La complessa, fluida, affascinante materia di cui è fatto Gatsby diventa nello stile scorreggione del regista australiano una lunga (troppo) coreografia di una New York anni ’20 ricreata a Sidney, a base di una colonna sonora debordante, intessuta di hip-pop, jazz e altri stili contemporanei, tra Jay Z, Beyoncé, Lana Del Rey e molti altri. Una scelta che a suo modo può anche funzionare, così come i gessati rosa fatti indossare al protagonista, anche se va sottolineato che l’unico momento davvero emozionante del film è la comparsa di Leonardo DiCaprio sulle note della «Rapsodia in blu» di George Gershwin, forse la miglior colonna sonora possibile di Gatsby: due creazioni quasi contemporanee (il pezzo musicale è del ’24, il romanzo esce nel ’25) entrambe impregnate di quell’effervescenza epica e moderna così legata alle promesse di felicità del Nuovo mondo.

Giustamente è stato notato (dalla studiosa Franca Cavagnoli) che il romanzo è «una rapsodia in blu, giallo e grigio», dove il blu è il colore della paura, della tristezza, il giallo il colore dei soldi e quindi della ricchezza, il grigio il colore della valle e dei dintorni malfamati della città dove ci sarà l’incidente che farà precipitare la vicenda. È una tavolozza di colori che Luhrmann riprende in pieno nella costruzione di molte scene e che in fondo caratterizza il volto, effettivamente l’unico possibile oggi per Gatsby, di Di Caprio, biondo nei capelli e azzurro negli occhi, il più grande divo contemporaneo, purtroppo non ben servito da questa sceneggiatura solo decorativa.

Indispensabile è spendere qualche parola su Daisy, stella di attrazione di ogni scelta, ogni sogno, ogni singolo atto di Gatsby. Daisy è interpretata dalla pur generalmente brava Carey Mulligan, che nel film sembra quasi condividere dolorosamente, nella sua postura sempre un po’ dimessa, le avversità di un amore sbagliato, e che invece assai più opportunamente nel romanzo è fino in fondo rappresentata come un’inguaribile stronza: per niente al mondo rinuncerebbe agli agi acquisiti della propria posizione matrimoniale a cui sarebbe troppo scomodo rinunciare, facendo scientificamente prevalere l’interesse sull’amore; non si presenta nemmeno ai funerali di Gatsby; lascia che sulla memoria di Gatsby ormai morto si riversi ogni infamia…

Luhrmann stinge tutto questo nella sua acqua di colonia, appiattisce le profondità pur usando un inutile 3D, anestetizza quello che poteva risultare lontanamente scomodo.
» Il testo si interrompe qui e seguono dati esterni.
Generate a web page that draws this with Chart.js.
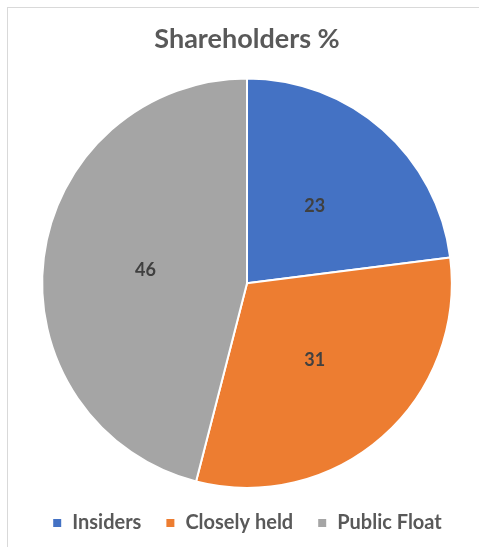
<!DOCTYPE html>
<html>
<head>
<meta charset="utf-8">
<script src="https://cdn.jsdelivr.net/npm/chart.js@4/dist/chart.umd.min.js"></script>
<style>
  html, body { margin: 0; padding: 0; background: #fff; }
  #wrap { position: relative; width: 479px; height: 547px; overflow: hidden; }
  #frame { position: absolute; left: 7px; top: 7px; width: 500px; height: 560px; border: 1px solid #d9d9d9; }
  canvas { position: absolute; left: 0; top: 0; }
</style>
</head>
<body>
<div id="wrap">
  <div id="frame"></div>
  <canvas id="pieChart" width="479" height="547"></canvas>
</div>
<script>
    // Datos del gráfico
    const categories = ['Insiders', 'Closely held', 'Public Float'];
    const holdings = [23, 31, 46];
    const sliceColors = ['#4472C4', '#ED7D31', '#A5A5A5'];

    // Etiquetas de valor dentro de cada porción
    const valueLabels = {
        id: 'valueLabels',
        afterDatasetsDraw(chart) {
            const ctx = chart.ctx;
            const meta = chart.getDatasetMeta(0);
            ctx.save();
            ctx.font = 'bold 18px Lato';
            ctx.fillStyle = '#404040';
            ctx.textAlign = 'center';
            ctx.textBaseline = 'middle';
            meta.data.forEach(function(arc, i) {
                const mid = (arc.startAngle + arc.endAngle) / 2;
                const r = arc.outerRadius * 0.5;
                ctx.fillText(String(holdings[i]), arc.x + Math.cos(mid) * r, arc.y + Math.sin(mid) * r);
            });
            ctx.restore();
        }
    };

    new Chart(document.getElementById('pieChart').getContext('2d'), {
        type: 'pie',
        data: {
            labels: categories,
            datasets: [{
                data: holdings,
                backgroundColor: sliceColors,
                borderColor: '#fff',
                borderWidth: 2
            }]
        },
        options: {
            responsive: false,
            animation: false,
            layout: {
                padding: { left: 15, right: 0, top: 0, bottom: 4 }
            },
            plugins: {
                title: {
                    display: true,
                    text: 'Shareholders %',
                    color: '#595959',
                    font: { family: 'Lato', size: 27, weight: 'bold', lineHeight: 1.2 },
                    padding: { top: 23, bottom: 22 }
                },
                legend: {
                    position: 'bottom',
                    labels: {
                        color: '#595959',
                        boxWidth: 10,
                        boxHeight: 10,
                        padding: 24,
                        font: { family: 'Lato', size: 20, weight: 'bold' }
                    }
                },
                tooltip: { enabled: false }
            }
        },
        plugins: [valueLabels]
    });
</script>
</body>
</html>
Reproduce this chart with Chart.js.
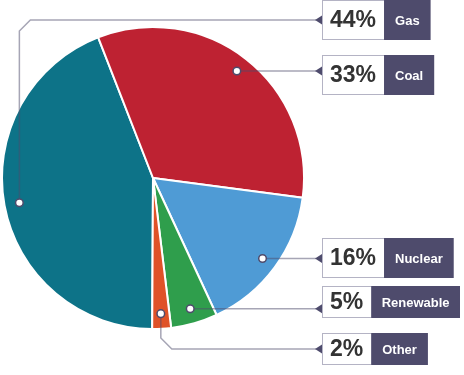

C’è un personaggio, Meyer Wolfsheim, boss della mafia ebraica, sotto la cui ala Gatsby diventa straricco: ebbene, nel film l’ebreo Meyer diventa… un indiano! Ma perché? Per evitare accuse di antisemitismo, peraltro inesistente nel romanzo? Fitzgerald semmai introduce il tema del razzismo su un altro versante, cioè nell’atteggiamento che attribuisce ai ricchi, in specie al pessimo marito di Daisy, Tom, che si sente classe superiore e che in quanto tale deve difendere le posizioni. Per esempio dai neri (è inquietato da un libro sull’ “Ascesa degli imperi di colore”), o da quelli come Gatsby.

È una melma umana insopportabile, l’upper class newyorkese. E così Nick disgustato da quella gente, da loro che pure gli sono mezzi parenti, se ne va nel vecchio caro Midwest delle origini (in pratica tutti i personaggi principali, Gatsby compreso, vengono da lì): non perché ormai fottuto dall’alcol, ma perché non c’è più Gatsby, non c’è più un sogno pur destinato a morire. Anzi proprio il suo assassinio anticipa sinistramente il baratro del ’29: il futuro è una ricaduta nel passato, nel futuro ci saranno le macerie. Uno scenario che Fitzgerald avverte e rilancia con la profezia della letteratura, nell’indimenticabile finale, che la voce narrante di Tobey Maguire ci ripete:

«Gatsby credeva nel futuro orgiastico che anno dopo anno si allontana da noi. Allora ci sfuggì, ma non importa: domani correremo più veloce, distenderemo le braccia più lontano… e un bel mattino… Così seguitiamo a bordeggiare come barche controcorrente, sospinte di continuo nel passato».